# [Data extract]
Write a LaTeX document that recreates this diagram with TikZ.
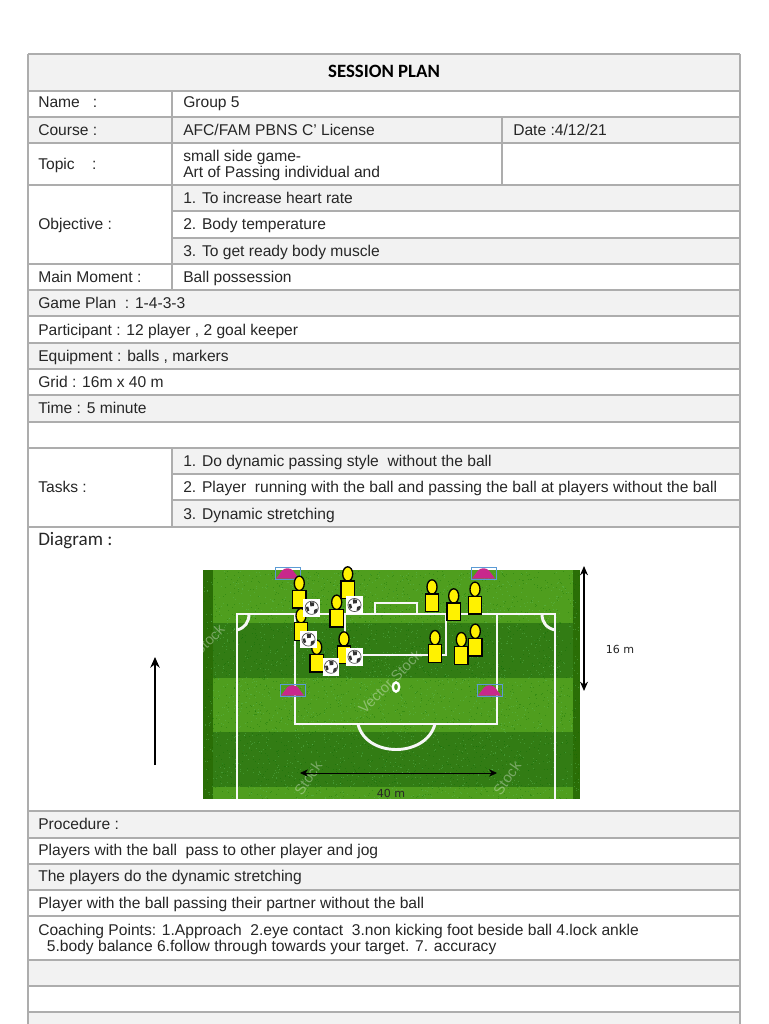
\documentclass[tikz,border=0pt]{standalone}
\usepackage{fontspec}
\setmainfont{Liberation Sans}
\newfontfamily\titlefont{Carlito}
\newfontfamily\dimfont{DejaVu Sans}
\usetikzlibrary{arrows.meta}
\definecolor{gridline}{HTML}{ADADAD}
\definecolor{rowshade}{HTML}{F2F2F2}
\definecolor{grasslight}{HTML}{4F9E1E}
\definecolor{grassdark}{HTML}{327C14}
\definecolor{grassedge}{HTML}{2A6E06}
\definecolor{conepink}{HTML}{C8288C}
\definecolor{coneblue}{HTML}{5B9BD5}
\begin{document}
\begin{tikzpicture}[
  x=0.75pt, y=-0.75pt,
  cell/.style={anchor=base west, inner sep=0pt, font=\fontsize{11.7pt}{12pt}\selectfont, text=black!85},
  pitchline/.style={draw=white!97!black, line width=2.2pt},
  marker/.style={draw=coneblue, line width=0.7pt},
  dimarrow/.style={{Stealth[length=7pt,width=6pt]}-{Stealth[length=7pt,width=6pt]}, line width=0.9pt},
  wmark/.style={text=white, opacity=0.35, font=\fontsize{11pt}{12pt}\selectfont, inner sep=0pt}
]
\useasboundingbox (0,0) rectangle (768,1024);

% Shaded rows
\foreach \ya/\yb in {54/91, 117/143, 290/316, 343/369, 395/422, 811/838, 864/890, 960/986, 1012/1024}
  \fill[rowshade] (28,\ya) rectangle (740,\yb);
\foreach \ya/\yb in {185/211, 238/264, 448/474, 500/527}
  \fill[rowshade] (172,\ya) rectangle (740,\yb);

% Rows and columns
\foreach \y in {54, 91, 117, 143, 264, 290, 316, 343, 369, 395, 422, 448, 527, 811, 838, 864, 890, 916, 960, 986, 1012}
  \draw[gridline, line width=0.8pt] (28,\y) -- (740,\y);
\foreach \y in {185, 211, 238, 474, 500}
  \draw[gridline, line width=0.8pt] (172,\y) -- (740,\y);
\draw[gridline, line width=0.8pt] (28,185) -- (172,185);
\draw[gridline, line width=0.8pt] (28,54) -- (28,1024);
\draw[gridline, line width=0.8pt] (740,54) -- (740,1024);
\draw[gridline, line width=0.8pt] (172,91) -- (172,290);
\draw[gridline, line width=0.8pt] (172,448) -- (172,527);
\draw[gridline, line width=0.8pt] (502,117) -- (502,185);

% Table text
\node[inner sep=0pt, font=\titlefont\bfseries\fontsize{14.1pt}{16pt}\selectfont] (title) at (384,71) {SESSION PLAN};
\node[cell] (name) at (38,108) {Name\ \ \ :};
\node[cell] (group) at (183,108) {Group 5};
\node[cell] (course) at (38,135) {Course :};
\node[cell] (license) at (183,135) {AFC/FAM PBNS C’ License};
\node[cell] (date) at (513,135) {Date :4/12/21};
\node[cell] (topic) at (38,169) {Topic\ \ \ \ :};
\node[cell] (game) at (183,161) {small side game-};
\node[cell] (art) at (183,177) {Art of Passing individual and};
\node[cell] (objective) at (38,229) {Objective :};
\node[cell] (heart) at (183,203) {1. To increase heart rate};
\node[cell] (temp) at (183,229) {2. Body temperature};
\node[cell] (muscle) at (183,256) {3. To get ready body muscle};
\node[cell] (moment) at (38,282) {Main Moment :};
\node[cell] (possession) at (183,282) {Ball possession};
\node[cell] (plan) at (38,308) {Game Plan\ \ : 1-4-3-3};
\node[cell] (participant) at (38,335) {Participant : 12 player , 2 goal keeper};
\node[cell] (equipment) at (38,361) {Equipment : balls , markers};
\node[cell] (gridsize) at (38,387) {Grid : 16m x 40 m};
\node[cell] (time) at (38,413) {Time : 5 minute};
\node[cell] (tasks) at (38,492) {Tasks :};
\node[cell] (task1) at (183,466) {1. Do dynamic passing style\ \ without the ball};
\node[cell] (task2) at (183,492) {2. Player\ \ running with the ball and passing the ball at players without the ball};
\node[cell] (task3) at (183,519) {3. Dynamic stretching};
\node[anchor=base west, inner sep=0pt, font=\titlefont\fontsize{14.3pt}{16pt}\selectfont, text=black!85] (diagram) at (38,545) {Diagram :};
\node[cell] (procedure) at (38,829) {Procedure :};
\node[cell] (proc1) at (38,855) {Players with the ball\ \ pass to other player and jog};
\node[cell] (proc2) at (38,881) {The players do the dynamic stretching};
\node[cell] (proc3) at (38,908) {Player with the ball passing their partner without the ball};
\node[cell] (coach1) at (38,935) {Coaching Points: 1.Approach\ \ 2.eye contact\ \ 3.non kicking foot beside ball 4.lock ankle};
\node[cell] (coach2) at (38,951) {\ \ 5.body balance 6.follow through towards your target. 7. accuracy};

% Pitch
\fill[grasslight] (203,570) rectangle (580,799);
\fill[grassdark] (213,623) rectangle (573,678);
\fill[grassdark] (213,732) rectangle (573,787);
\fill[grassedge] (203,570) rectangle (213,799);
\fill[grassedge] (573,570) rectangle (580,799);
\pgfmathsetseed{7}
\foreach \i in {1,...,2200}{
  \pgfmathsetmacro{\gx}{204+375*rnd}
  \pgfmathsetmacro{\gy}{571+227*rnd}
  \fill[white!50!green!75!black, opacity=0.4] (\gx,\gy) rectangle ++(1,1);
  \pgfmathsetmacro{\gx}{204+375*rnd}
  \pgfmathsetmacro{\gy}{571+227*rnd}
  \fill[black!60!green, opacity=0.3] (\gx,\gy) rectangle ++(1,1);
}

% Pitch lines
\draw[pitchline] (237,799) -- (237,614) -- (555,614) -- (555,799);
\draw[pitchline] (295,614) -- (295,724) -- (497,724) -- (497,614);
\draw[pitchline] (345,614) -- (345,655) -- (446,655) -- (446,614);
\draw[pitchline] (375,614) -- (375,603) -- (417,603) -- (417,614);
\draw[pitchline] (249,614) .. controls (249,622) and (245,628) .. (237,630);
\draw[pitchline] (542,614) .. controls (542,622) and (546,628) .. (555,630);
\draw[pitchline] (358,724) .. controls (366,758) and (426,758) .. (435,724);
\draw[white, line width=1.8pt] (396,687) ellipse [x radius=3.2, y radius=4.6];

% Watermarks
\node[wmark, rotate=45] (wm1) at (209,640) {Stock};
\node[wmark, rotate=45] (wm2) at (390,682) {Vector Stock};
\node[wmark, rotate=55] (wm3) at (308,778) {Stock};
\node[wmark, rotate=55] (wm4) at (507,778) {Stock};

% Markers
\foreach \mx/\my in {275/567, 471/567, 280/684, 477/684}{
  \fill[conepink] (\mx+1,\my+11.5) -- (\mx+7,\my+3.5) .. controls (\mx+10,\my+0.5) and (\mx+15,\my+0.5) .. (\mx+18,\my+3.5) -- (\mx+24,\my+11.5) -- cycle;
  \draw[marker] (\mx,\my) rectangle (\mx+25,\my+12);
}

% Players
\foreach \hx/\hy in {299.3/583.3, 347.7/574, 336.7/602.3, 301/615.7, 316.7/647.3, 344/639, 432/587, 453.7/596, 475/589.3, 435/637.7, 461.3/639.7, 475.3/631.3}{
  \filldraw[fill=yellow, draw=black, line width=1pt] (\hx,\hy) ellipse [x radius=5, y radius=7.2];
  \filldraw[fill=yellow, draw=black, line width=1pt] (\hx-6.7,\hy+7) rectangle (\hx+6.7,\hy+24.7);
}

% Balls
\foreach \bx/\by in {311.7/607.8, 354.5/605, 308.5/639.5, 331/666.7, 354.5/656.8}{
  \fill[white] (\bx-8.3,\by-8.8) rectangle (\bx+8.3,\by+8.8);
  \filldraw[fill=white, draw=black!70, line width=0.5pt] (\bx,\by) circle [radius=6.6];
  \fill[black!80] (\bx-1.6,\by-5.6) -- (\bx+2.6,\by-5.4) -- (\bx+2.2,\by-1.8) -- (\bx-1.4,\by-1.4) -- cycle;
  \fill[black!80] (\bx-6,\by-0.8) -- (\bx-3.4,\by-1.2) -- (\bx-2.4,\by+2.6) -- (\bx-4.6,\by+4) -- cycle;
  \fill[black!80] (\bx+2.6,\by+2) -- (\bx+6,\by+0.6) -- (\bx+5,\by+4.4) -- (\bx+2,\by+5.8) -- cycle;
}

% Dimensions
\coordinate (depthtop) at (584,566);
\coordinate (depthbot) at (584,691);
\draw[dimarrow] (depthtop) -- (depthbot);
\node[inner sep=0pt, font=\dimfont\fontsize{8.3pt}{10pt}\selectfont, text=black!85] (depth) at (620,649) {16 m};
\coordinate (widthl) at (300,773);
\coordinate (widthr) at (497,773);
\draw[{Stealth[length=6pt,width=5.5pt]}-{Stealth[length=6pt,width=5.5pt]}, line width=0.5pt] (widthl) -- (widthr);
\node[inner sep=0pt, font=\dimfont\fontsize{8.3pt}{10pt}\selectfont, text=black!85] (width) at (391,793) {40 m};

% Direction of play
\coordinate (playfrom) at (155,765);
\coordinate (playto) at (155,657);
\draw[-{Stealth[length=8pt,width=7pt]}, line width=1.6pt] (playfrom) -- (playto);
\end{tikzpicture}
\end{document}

# [Written task]
Pictures stay out. Repeat only the lines from the beginning of the data through the line that has "(172,\ya) rectangle (740,\yb);".

# [Reply to the exercise]
Write a LaTeX document that recreates this diagram with TikZ.
\documentclass[tikz,border=0pt]{standalone}
\usepackage{fontspec}
\setmainfont{Liberation Sans}
\newfontfamily\titlefont{Carlito}
\newfontfamily\dimfont{DejaVu Sans}
\usetikzlibrary{arrows.meta}
\definecolor{gridline}{HTML}{ADADAD}
\definecolor{rowshade}{HTML}{F2F2F2}
\definecolor{grasslight}{HTML}{4F9E1E}
\definecolor{grassdark}{HTML}{327C14}
\definecolor{grassedge}{HTML}{2A6E06}
\definecolor{conepink}{HTML}{C8288C}
\definecolor{coneblue}{HTML}{5B9BD5}
\begin{document}
\begin{tikzpicture}[
  x=0.75pt, y=-0.75pt,
  cell/.style={anchor=base west, inner sep=0pt, font=\fontsize{11.7pt}{12pt}\selectfont, text=black!85},
  pitchline/.style={draw=white!97!black, line width=2.2pt},
  marker/.style={draw=coneblue, line width=0.7pt},
  dimarrow/.style={{Stealth[length=7pt,width=6pt]}-{Stealth[length=7pt,width=6pt]}, line width=0.9pt},
  wmark/.style={text=white, opacity=0.35, font=\fontsize{11pt}{12pt}\selectfont, inner sep=0pt}
]
\useasboundingbox (0,0) rectangle (768,1024);

% Shaded rows
\foreach \ya/\yb in {54/91, 117/143, 290/316, 343/369, 395/422, 811/838, 864/890, 960/986, 1012/1024}
  \fill[rowshade] (28,\ya) rectangle (740,\yb);
\foreach \ya/\yb in {185/211, 238/264, 448/474, 500/527}
  \fill[rowshade] (172,\ya) rectangle (740,\yb);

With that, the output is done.